Despite a number of prominent female-focused venture capitalists having set up shop in the past year, female founders still face daunting odds when it comes to raising money. Per a 2014 Babson College report, only 6% of partners at VC firms are women and just 15.8% of startups globally have even one female founder. Women also receive just a fraction of the venture capital male founders get. In turn, this has created an imbalance in power which has led to abusive behavior on the part of some prominent male venture capitalists.

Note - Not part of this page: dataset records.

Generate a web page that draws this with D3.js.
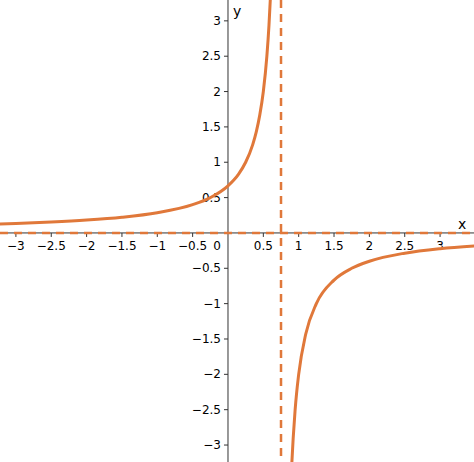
<!DOCTYPE html>
<html><head><meta charset="utf-8">
<script src="https://cdn.jsdelivr.net/npm/d3@7"></script>
<style>body{margin:0;background:#fff}svg{display:block}text{font-family:"DejaVu Sans",sans-serif;font-size:12px}</style>
</head><body>
<script>
const leftX=[-3.3,-3,-2.5,-2,-1.5,-1,-0.5,-0.25,0,0.15,0.25,0.35,0.4,0.45,0.5,0.55,0.58,0.6,0.62];
const leftY=[0.123,0.133,0.154,0.182,0.222,0.286,0.4,0.5,0.667,0.833,1.0,1.25,1.43,1.67,2.0,2.5,2.94,3.33,3.85];
const rightX=[0.87,0.9,0.95,1.0,1.1,1.25,1.5,1.75,2,2.5,3,3.5];
const rightY=[-4.17,-3.33,-2.5,-2.0,-1.43,-1.0,-0.667,-0.5,-0.4,-0.286,-0.222,-0.182];
const xTicks=[-3,-2.5,-2,-1.5,-1,-0.5,0.5,1,1.5,2,2.5,3];
const yTicks=[-3,-2.5,-2,-1.5,-1,-0.5,0.5,1,1.5,2,2.5,3];
const asymX=0.75, asymY=0;
const W=474,H=462,col="#e0783a";
const x=d3.scaleLinear().domain([-3.225,3.48]).range([0,W]);
const y=d3.scaleLinear().domain([3.295,-3.24]).range([0,H]);
const svg=d3.select("body").append("svg").attr("width",W).attr("height",H);
const fmt=v=>(v<0?"\u2212":"")+Math.abs(v);
// axes
svg.append("line").attr("x1",0).attr("x2",W).attr("y1",y(0)).attr("y2",y(0)).attr("stroke","#333").attr("stroke-width",1);
svg.append("line").attr("y1",0).attr("y2",H).attr("x1",x(0)).attr("x2",x(0)).attr("stroke","#333").attr("stroke-width",1);
svg.selectAll(".xt").data(xTicks).enter().append("line").attr("x1",d=>x(d)).attr("x2",d=>x(d)).attr("y1",y(0)).attr("y2",y(0)+4).attr("stroke","#333");
svg.selectAll(".yt").data(yTicks).enter().append("line").attr("y1",d=>y(d)).attr("y2",d=>y(d)).attr("x1",x(0)-4).attr("x2",x(0)).attr("stroke","#333");
svg.selectAll(".xl").data(xTicks).enter().append("text").attr("x",d=>x(d)).attr("y",y(0)+17).attr("text-anchor","middle").text(fmt);
svg.selectAll(".yl").data(yTicks).enter().append("text").attr("x",x(0)-7).attr("y",d=>y(d)+4).attr("text-anchor","end").text(fmt);
svg.append("text").attr("x",x(0)-7).attr("y",y(0)+17).attr("text-anchor","end").text("0");
svg.append("text").attr("x",W-16).attr("y",y(0)-4).style("font-size","14px").text("x");
svg.append("text").attr("x",x(0)+5).attr("y",16).style("font-size","14px").text("y");
// asymptotes
svg.append("line").attr("x1",0).attr("x2",W).attr("y1",y(asymY)).attr("y2",y(asymY)).attr("stroke",col).attr("stroke-width",2.5).attr("stroke-dasharray","8,6");
svg.append("line").attr("x1",x(asymX)).attr("x2",x(asymX)).attr("y1",0).attr("y2",H).attr("stroke",col).attr("stroke-width",2.5).attr("stroke-dasharray","8,6");
const line=d3.line().x(d=>x(d[0])).y(d=>y(d[1])).curve(d3.curveMonotoneX);
svg.append("path").attr("d",line(d3.zip(leftX,leftY))).attr("fill","none").attr("stroke",col).attr("stroke-width",3);
svg.append("path").attr("d",line(d3.zip(rightX,rightY))).attr("fill","none").attr("stroke",col).attr("stroke-width",3);
</script>
</body></html>
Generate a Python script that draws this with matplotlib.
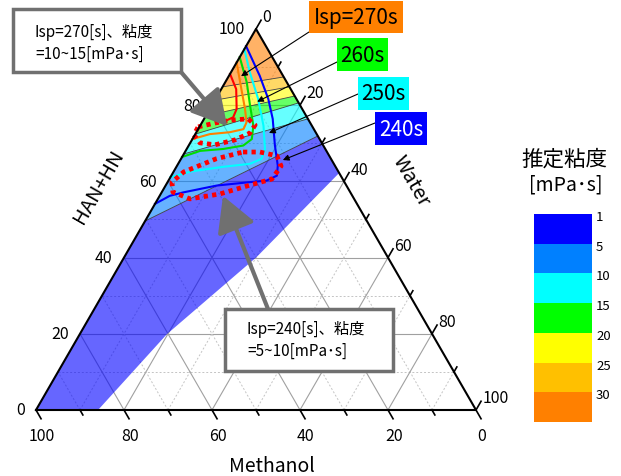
import numpy as np
import matplotlib
matplotlib.use('Agg')
import matplotlib.pyplot as plt
from matplotlib.patches import Polygon, Rectangle
from matplotlib.colors import ListedColormap, BoundaryNorm
from matplotlib.cm import ScalarMappable

plt.rcParams['font.family'] = ['Noto Sans CJK JP', 'DejaVu Sans']

# 推定粘度 legend
visc_ticks = [1, 5, 10, 15, 20, 25, 30]
visc_bounds = [1, 5, 10, 15, 20, 25, 30, 35]
visc_colors = ['#0000ff', '#0080ff', '#00ffff', '#00ff00', '#ffff00', '#ffc000', '#ff8000']

# band borders (HAN+HN % on the left edge / right edge), levels 5,10,15,20,25,30
bound_han_left = [49.6, 67.2, 72.4, 77.2, 81.3, 84.8]
bound_han_right = [71.9, 76.4, 80.6, 82.4, 84.8, 87.4]

# lower limit of the estimated region (from the right edge down to the bottom)
region_han = [62.2, 40.2, 19.9, 0.0]
region_water = [37.8, 30.1, 19.8, 14.1]

# Isp contours (HAN+HN %, Water %)
isp_280_han = [88.2, 84.2, 79.0, 76.8, 75.8]
isp_280_water = [0.0, 3.4, 6.1, 6.4, 5.0]
isp_270_han = [91.2, 86.0, 79.0, 75.5, 73.7, 72.9, 72.4, 71.1]
isp_270_water = [0.0, 3.4, 8.0, 10.1, 10.3, 7.6, 3.3, 0.0]
isp_260_han = [92.6, 86.0, 79.9, 74.6, 71.1, 69.4, 68.5, 68.0, 66.4]
isp_260_water = [0.0, 4.9, 8.7, 12.1, 13.5, 12.4, 8.3, 3.3, 0.0]
isp_250_han = [94.7, 88.6, 81.6, 74.6, 68.5, 65.9, 64.6, 63.8, 62.6, 61.1]
isp_250_water = [0.0, 4.3, 9.7, 14.4, 17.8, 18.3, 16.3, 10.5, 4.0, 0.0]
isp_240_han = [95.5, 87.7, 81.6, 76.4, 69.4, 64.1, 61.5, 60.2, 59.8, 58.9, 57.1, 56.2, 54.1]
isp_240_water = [0.0, 7.0, 12.0, 15.6, 19.6, 22.9, 24.0, 22.3, 18.7, 11.6, 4.9, 2.3, 0.0]

# dotted target areas
area_270_han = [74.3, 75.3, 76.1, 76.4, 74.8, 72.7, 70.9, 69.6, 70.1, 72.2]
area_270_water = [-0.3, 3.0, 6.5, 10.0, 12.4, 12.3, 9.8, 5.9, 2.2, -0.2]
area_240_han = [67.7, 67.7, 66.7, 64.0, 60.6, 59.0, 56.7, 55.4, 57.2, 59.8, 62.5, 65.9]
area_240_water = [13.2, 17.05, 21.4, 23.7, 23.3, 19.1, 13.45, 7.3, 2.5, 1.0, 2.35, 7.95]

# arrow targets (HAN+HN %, Water %)
tip_270 = (87.6, 2.8)
tip_260 = (80.9, 9.8)
tip_250 = (72.7, 16.6)
tip_240 = (65.6, 23.3)
tip_area_270 = (74.5, 6.2)
tip_area_240 = (56.2, 14.4)


def tern(han, water):
    han = np.asarray(han, dtype=float)
    water = np.asarray(water, dtype=float)
    return water + han / 2, han * np.sqrt(3) / 2


def tpt(p):
    x, y = tern(p[0], p[1])
    return float(x), float(y)


def fx(px):
    return px / 621


def fy(py):
    return 1 - py / 477


fig = plt.figure(figsize=(6.21, 4.77), dpi=100)
ax = fig.add_axes([0, 0, 1, 1])
ax.set_xlim(-36 / 4.4, (621 - 36) / 4.4)
ax.set_ylim(-66 / 4.4, 411 / 4.4)
ax.axis('off')

# grid
for v in range(10, 100, 10):
    if v % 20 == 0:
        st = dict(color='#a0a0a0', lw=0.8, ls='-')
    else:
        st = dict(color='#c4c4c4', lw=0.7, ls=(0, (2, 2)))
    ax.plot(*tern([v, v], [0, 100 - v]), zorder=1, **st)
    ax.plot(*tern([0, 100 - v], [v, v]), zorder=1, **st)
    ax.plot(*tern([0, 100 - v], [100 - v, 0]), zorder=1, **st)

# viscosity bands
bands = []
h = [bound_han_left[0], bound_han_right[0]] + region_han + [0.0]
w = [0.0, 100 - bound_han_right[0]] + region_water + [0.0]
bands.append((h, w))
for k in range(1, 6):
    h = [bound_han_left[k], bound_han_right[k], bound_han_right[k - 1], bound_han_left[k - 1]]
    w = [0.0, 100 - bound_han_right[k], 100 - bound_han_right[k - 1], 0.0]
    bands.append((h, w))
bands.append(([100.0, bound_han_right[5], bound_han_left[5]], [0.0, 100 - bound_han_right[5], 0.0]))
for (h, w), c in zip(bands, visc_colors):
    x, y = tern(h, w)
    ax.add_patch(Polygon(np.column_stack([x, y]), closed=True, fc=c, ec='none', alpha=0.6, zorder=2))
for hl, hr in zip(bound_han_left, bound_han_right):
    ax.plot(*tern([hl, hr], [0, 100 - hr]), color='#404040', lw=0.6, zorder=3)

# Isp contours
for hh, ww, c in [(isp_280_han, isp_280_water, '#ff0000'),
                  (isp_270_han, isp_270_water, '#ff8000'),
                  (isp_260_han, isp_260_water, '#00dd00'),
                  (isp_250_han, isp_250_water, '#00ffff'),
                  (isp_240_han, isp_240_water, '#0000ff')]:
    ax.plot(*tern(hh, ww), color=c, lw=1.5, zorder=4, solid_joinstyle='round')

for hh, ww in [(area_270_han, area_270_water), (area_240_han, area_240_water)]:
    ax.plot(*tern(hh + hh[:1], ww + ww[:1]), color='#ff0000', lw=3.4,
            ls=(0, (0.9, 0.9)), dash_capstyle='butt', zorder=5)

# triangle frame
ax.plot(*tern([0, 100, 0, 0], [0, 0, 100, 0]), color='black', lw=1.5, zorder=6)

# ticks and labels
for v in range(0, 101, 10):
    L = 2.3 if v % 20 == 0 else 1.3
    x0, y0 = tpt((0, 100 - v))
    ax.plot([x0, x0 + L * 0.5], [y0, y0 - L * 0.866], color='black', lw=1.2, zorder=6)
    x1, y1 = tpt((100 - v, v))
    ax.plot([x1, x1 + L * 0.5], [y1, y1 + L * 0.866], color='black', lw=1.2, zorder=6)
    if v % 20 == 0:
        ax.text(x0 + 1.3, y0 - 5.8, str(v), ha='center', va='center', fontsize=11.5)
        ax.text(x1 + 1.4, y1 + 2.8, str(v), ha='left', va='center', fontsize=11.5)
        x2, y2 = tpt((v, 0))
        ax.text(x2 - 2.6, y2, str(v), ha='right', va='center', fontsize=11.5)

ax.text(fx(272), fy(467), 'Methanol', transform=ax.transAxes, ha='center', va='center', fontsize=14)
ax.text(fx(99), fy(187), 'HAN+HN', transform=ax.transAxes, ha='center', va='center',
        fontsize=14.5, rotation=60)
ax.text(fx(411), fy(181), 'Water', transform=ax.transAxes, ha='center', va='center',
        fontsize=14.5, rotation=-60)

# Isp label boxes with thin arrows
labels = [('Isp=270s', (309, 2, 403, 34), '#ff8000', 'black', tip_270, (309, 33)),
          ('260s', (337, 39, 388, 72), '#00ff00', 'black', tip_260, (337, 63)),
          ('250s', (358, 78, 409, 111), '#00ffff', 'black', tip_250, (358, 95)),
          ('240s', (375, 113, 427, 146), '#0000ff', 'white', tip_240, (375, 124))]
for txt, (x0, y0, x1, y1), fc, tc, tip, start in labels:
    ax.annotate('', xy=tpt(tip), xytext=(fx(start[0]), fy(start[1])), textcoords='axes fraction',
                arrowprops=dict(arrowstyle='-|>', color='black', lw=0.8, mutation_scale=9,
                                shrinkA=0, shrinkB=0), zorder=7)
    ax.add_patch(Rectangle((fx(x0), fy(y1)), fx(x1 - x0), (y1 - y0) / 477, transform=ax.transAxes,
                           fc=fc, ec='none', zorder=8))
    ax.text(fx((x0 + x1) / 2), fy((y0 + y1) / 2), txt, transform=ax.transAxes, ha='center',
            va='center', fontsize=15, color=tc, zorder=9)

# grey call-out boxes
callouts = [((13, 10, 181, 73), ['Isp=270[s]、粘度', '=10~15[mPa･s]'], (35, 32.5, 54),
             tip_area_270, (181, 73)),
            ((225, 310, 393, 372), ['Isp=240[s]、粘度', '=5~10[mPa･s]'], (247, 329, 351.5),
             tip_area_240, (268, 310))]
for (x0, y0, x1, y1), lines, (tx, ty1, ty2), tip, start in callouts:
    ax.annotate('', xy=tpt(tip), xytext=(fx(start[0]), fy(start[1])), textcoords='axes fraction',
                arrowprops=dict(arrowstyle='-|>,head_length=0.9,head_width=0.5', color='#707070',
                                lw=3, mutation_scale=24, shrinkA=0, shrinkB=0), zorder=7)
    ax.add_patch(Rectangle((fx(x0), fy(y1)), fx(x1 - x0), (y1 - y0) / 477, transform=ax.transAxes,
                           fc='white', ec='#707070', lw=2.5, zorder=8))
    ax.text(fx(tx), fy(ty1), lines[0], transform=ax.transAxes, ha='left', va='center',
            fontsize=11, zorder=9)
    ax.text(fx(tx), fy(ty2), lines[1], transform=ax.transAxes, ha='left', va='center',
            fontsize=11, zorder=9)

# viscosity colour bar
ax.text(fx(564), fy(160), '推定粘度', transform=ax.transAxes, ha='center', va='center', fontsize=15.5)
ax.text(fx(566), fy(185), '[mPa･s]', transform=ax.transAxes, ha='center', va='center', fontsize=14)
cax = fig.add_axes([fx(534), fy(423), fx(58), 208 / 477])
cmap = ListedColormap(visc_colors)
norm = BoundaryNorm(visc_bounds, cmap.N)
cb = fig.colorbar(ScalarMappable(norm=norm, cmap=cmap), cax=cax)
cb.outline.set_visible(False)
cax.invert_yaxis()
cax.set_yticks([])
cax.minorticks_off()
for i, v in enumerate(visc_ticks):
    cax.text(1.07, 1 - i / 7 - 0.012, str(v), transform=cax.transAxes, ha='left', va='center',
             fontsize=9.5)

fig.savefig('out.png', dpi=100)
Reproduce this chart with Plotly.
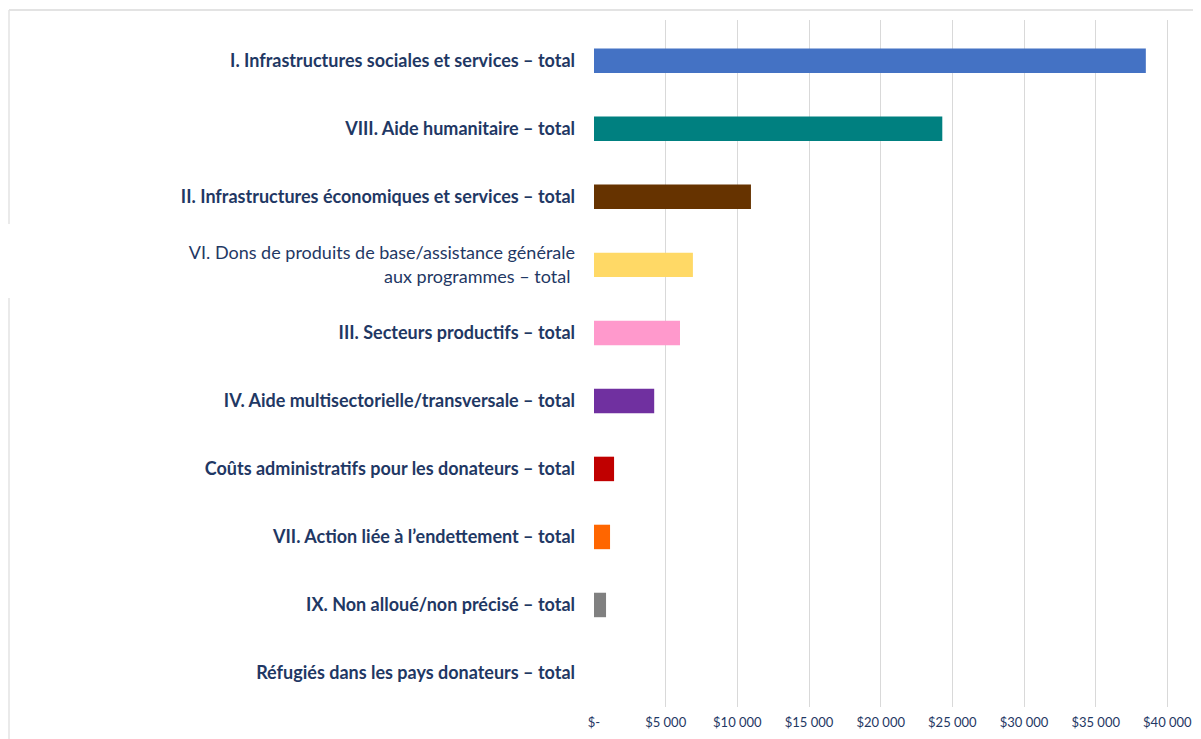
import plotly.graph_objects as go

categories = [
    "<b>I. Infrastructures sociales et services – total</b>",
    "<b>VIII. Aide humanitaire – total</b>",
    "<b>II. Infrastructures économiques et services – total</b>",
    "VI. Dons de produits de base/assistance générale<br>aux programmes – total\u00a0",
    "<b>III. Secteurs productifs – total</b>",
    "<b>IV. Aide multisectorielle/transversale – total</b>",
    "<b>Coûts administratifs pour les donateurs – total</b>",
    "<b>VII. Action liée à l’endettement – total</b>",
    "<b>IX. Non alloué/non précisé – total</b>",
    "<b>Réfugiés dans les pays donateurs – total</b>",
]
values = [38500, 24300, 10950, 6900, 6000, 4200, 1400, 1120, 840, 0]
colors = ["#4472C4", "#008080", "#663300", "#FFD966", "#FF99CC",
          "#7030A0", "#C00000", "#FF6600", "#808080", "#A5A5A5"]
tick_vals = [0, 5000, 10000, 15000, 20000, 25000, 30000, 35000, 40000]
tick_text = ["$-", "$5 000", "$10 000", "$15 000", "$20 000",
             "$25 000", "$30 000", "$35 000", "$40 000"]

ypos = list(range(len(categories)))
navy = "#1F3864"

W, H = 1193, 731
L, R, T, B = 586, 5, 12, 32
PW, PH = W - L - R, H - T - B


def px(xf):
    return (xf - L) / PW


def py(yf):
    return (H - B - yf) / PH


fig = go.Figure(go.Bar(
    x=values, y=ypos, orientation="h",
    marker=dict(color=colors, line=dict(width=0)),
    width=0.36,
    hoverinfo="x",
))

border = "#E3E3E3"
fig.update_layout(
    width=W, height=H,
    margin=dict(l=L, r=R, t=T, b=B),
    paper_bgcolor="white", plot_bgcolor="white",
    showlegend=False,
    font=dict(family="Lato, Carlito, sans-serif", color=navy),
    xaxis=dict(
        range=[0, 42000], tickvals=tick_vals, ticktext=tick_text,
        showgrid=True, gridcolor="#D9D9D9", gridwidth=1.3,
        zeroline=False, showline=False, ticks="",
        ticklabelstandoff=6,
        tickfont=dict(size=13, color=navy),
    ),
    yaxis=dict(
        range=[9.5, -0.6], tickvals=ypos, ticktext=categories,
        showgrid=False, zeroline=False, showline=False, ticks="",
        ticklabelstandoff=18,
        tickfont=dict(size=18, color=navy),
    ),
    shapes=[
        dict(type="line", xref="paper", yref="paper",
             x0=px(1), x1=1.02, y0=py(2), y1=py(2),
             line=dict(color=border, width=2)),
        dict(type="line", xref="paper", yref="paper",
             x0=px(1), x1=px(1), y0=py(2), y1=py(216),
             line=dict(color=border, width=1.5)),
        dict(type="line", xref="paper", yref="paper",
             x0=px(1), x1=px(1), y0=py(290), y1=py(H + 5),
             line=dict(color=border, width=1.5)),
    ],
)

fig.write_html("out.html")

Cryptocurrency ventures however, have found a way to circumvent that old boy’s club. Their primary method of raising money is via an Initial Coin Offering, in which they issue a document describing their project and the funds they hope to raise. Crucially, the public, and not just a tiny group of investors, buys in hope that the cryptocurrency will subsequently rise in value. Over $3.6 billion has been raised in ICOs this year, per Coinschedule. And one of the biggest raises this year— the $232 million ICO of Tezos, subsequently mired in legal battles— was in part led by a woman.
“We’ve seen terrible stories from Silicon Valley,” says Boring, who calls ICOs a powerful way to circumvent them. “They’re not for every company but they can allow for the democratization of ideas. There’s all sorts of companies with innovative ideas founded by people who didn’t go to the right schools and don’t have access to the VC community.”
Others also see cryptocurrency as a way of enhancing microfinance, especially in the developing world. AirFox, an American company, is planning to launch peer-to-peer microloans— these are small business loans— based off blockchain technology next year. Such loans are overwhelmingly granted to women: 97% of the microcredit customers at the Grameen Bank, a microcredit pioneer, are issued to women. AirFox’s idea is that it can get some idea of a borrower’s risk profile by analyzing whether they reliably pay for their cellphone bills, for example, and then issue the appropriate credit via a cryptocurrency token.
“If you qualify, this can be sent to your phone instantly. You don’t have to go to the bank physically or wait to be approved,” says Christine To, AirFox’s vice president of business operations. “With blockchain, the technology is executed in a safe and transparent manner. All the data is publicly available. This can substantially improve the lives and businesses of people in developing economies.”
Others however, caution against this blue sky thinking. “Seeing technology as a magical solution is an oversimplification,” says Walch, the law professor who has developed a reputation as a critic of the quasi-utopianism of some cryptocurrency enthusiasts. “Who makes a blockchain entry and did they make the right checks? Validity, truth and accuracy all depend on processes outside the system.”